In the laboratory data of our study, vancomycin and amiodarone stand out for their markedly acidic pH values (pH = 3.7), and are classified as having a “high capacity to cause vascular irritation”. This classification is consistent with documented clinical findings, which describe a common association between phlebitis and repeated peripheral venous administration of these drugs.14,15

However, some authors recommend that neither osmolarity nor pH as isolated parameters should be considered risk criteria for deciding placement of a central venous line,16,17 but that their concomitance and other factors, such as volume, duration and speed of perfusion, type of catheter or venous blood flow, among others, should be assessed.

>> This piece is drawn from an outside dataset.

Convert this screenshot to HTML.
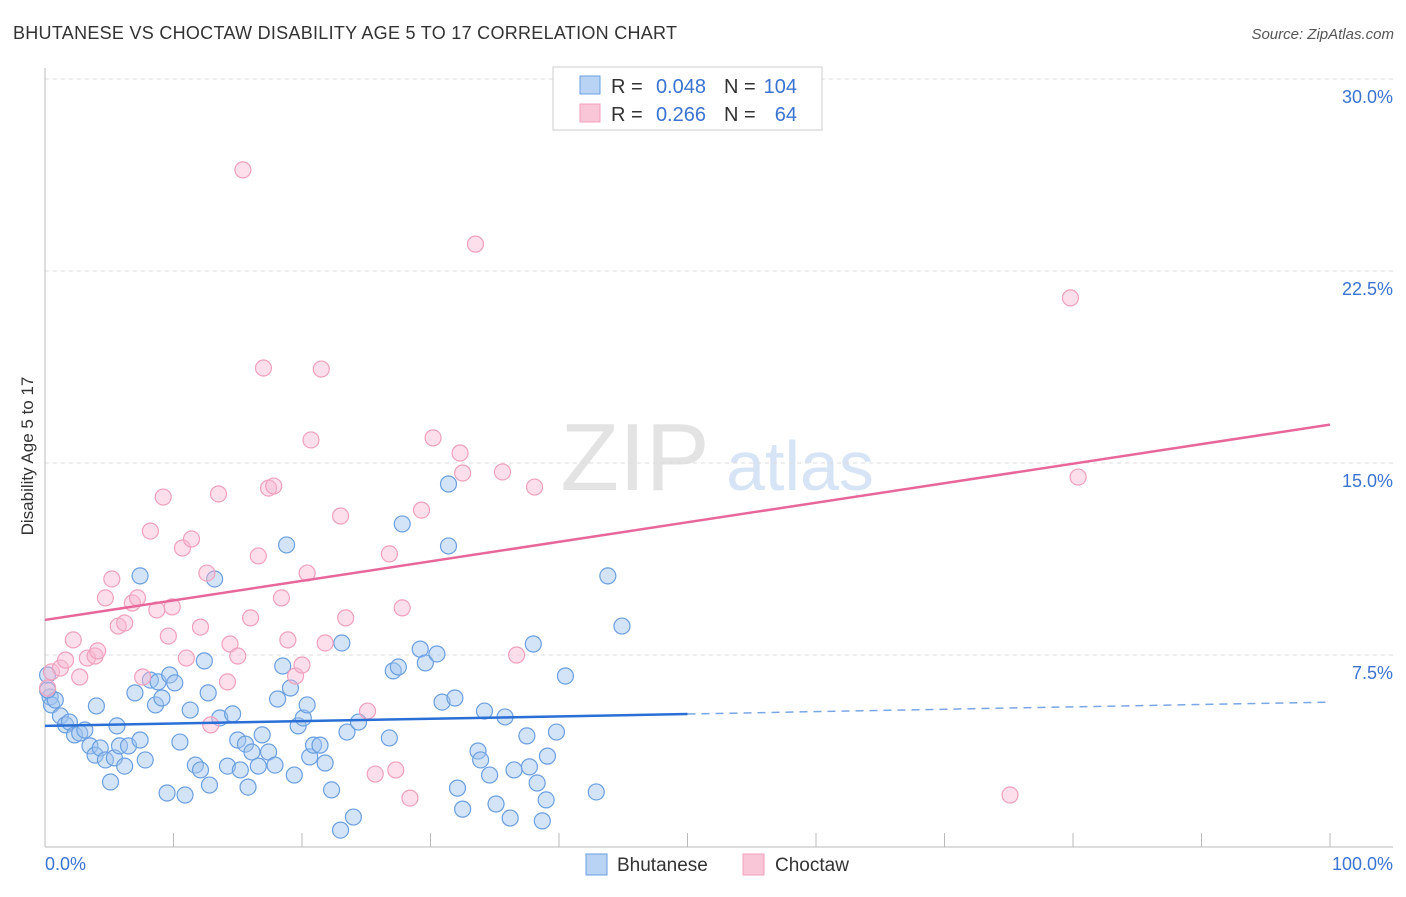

In solutions with high osmolarity and/or pH, the duration of intravenous infusion is a major factor in venous endothelial damage.

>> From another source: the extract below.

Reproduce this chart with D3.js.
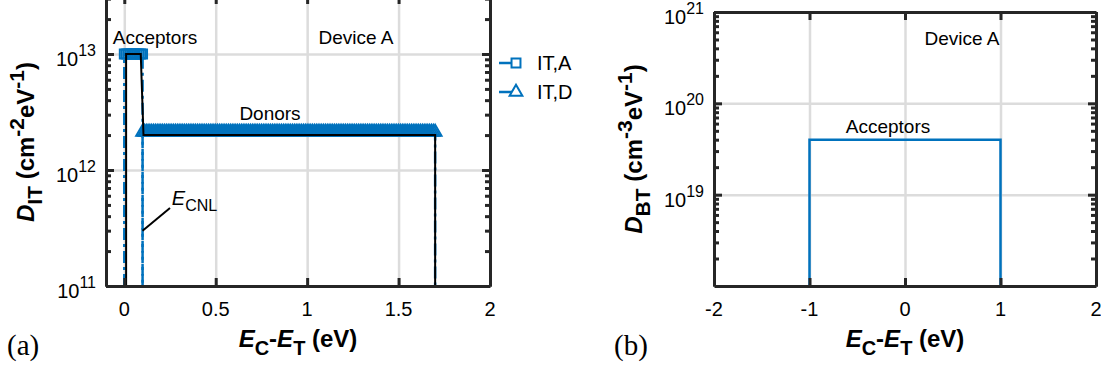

The risk of vascular irritation is higher in prolonged infusions than in direct bolus or rapid intermittent infusions. Based on animal studies, vascular tolerance is directly related to osmolarity and duration of perfusion: the faster the administration of hypertonic solutions, the better the tolerance of the veins. For example, perfusion tolerance through peripheral veins has been identified for solutions of 880 mOsm/l administered for 8h, but only of 550 mOsm/l for 24 h.18 Similarly, rapid administrations (within minutes) of small volumes of solutions with pH out of the range (and even extreme values) did not produce clinically appreciable vascular damage.19,20

Although animal and human biology clearly differ, it seems reasonable to extrapolate that the exposure time of the vascular endothelium to irritant solutions should be reduced as far as the characteristics of the drug and the patient allow. If not possible, or if multiple doses are required, central venous catheterisation should be considered.

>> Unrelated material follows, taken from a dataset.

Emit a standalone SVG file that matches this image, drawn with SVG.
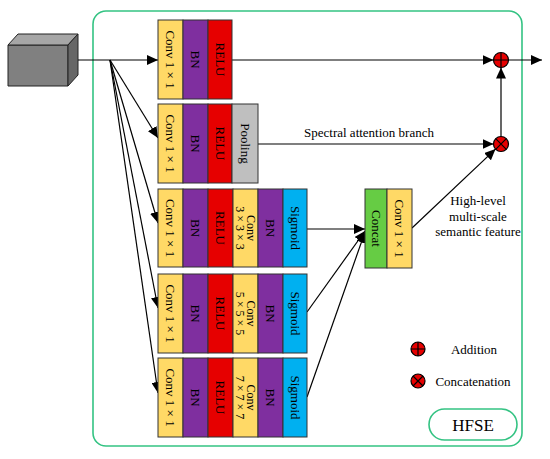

The blood flow rate at the tip of the catheter has been linked to the risk of chemical phlebitis. The higher the flow rate in the vein, the greater the dilution of the drug as it enters the bloodstream and, therefore, there will be less vascular damage caused.3,21,22 Since the blood flow rate in the superior vena cava is higher than in a peripheral vein, the need for a central venous catheter should be considered for continuous or medium to long-term administration of solutions with high/extreme irritation potential.5,23

The physico-chemical structure or nature of a solution also influences vascular damage after intravenous administration. There are drugs that, despite having osmolarity and pH values within the desirable range, may cause damage to the vascular endothelium due to their toxicity (such as imipenem, meropenem or some cephalosporins, among others)24 or even the individual vascular tolerance of the patient. In addition to osmolarity and pH, the toxic characteristics of the drugs and the patient’s individual characteristics must be considered in clinical practice.

This work has some limitations that should be mentioned. Firstly, the list of drugs presented is not intended to be exhaustive, but rather an example for consideration. Only a sample of drugs frequently used in emergency departments and hospital units has been represented and only a few of the possible dilutions considered, and therefore the information contained in the tables of results should be interpreted with caution considering the way the drugs were prepared. Furthermore, the drugs were prepared on the assumption that they would be administered to adult patients, not taking the particularities of paediatric treatments into account.

It should also be noted that the laboratory measurements were only conducted on a single aliquot in the case of pH, and in any case on a single commercial presentation of each drug. The precision of the analysers used, and the homogeneity of the dilutions studied make it unlikely that there are clinically relevant differences between the measurements of two aliquots (they showed a difference of less than 3% in osmolarity tests). However, the same analyses on drugs from other manufacturers could have yielded different results, although these differences are also unlikely to be clinically relevant.9

Finally, it is also worth noting that the ranges used to stratify the ability to cause vascular irritation are based on consensus and expert opinion, as the exact values are unknown at which a given pH and/or osmolarity alone cause endothelial damage.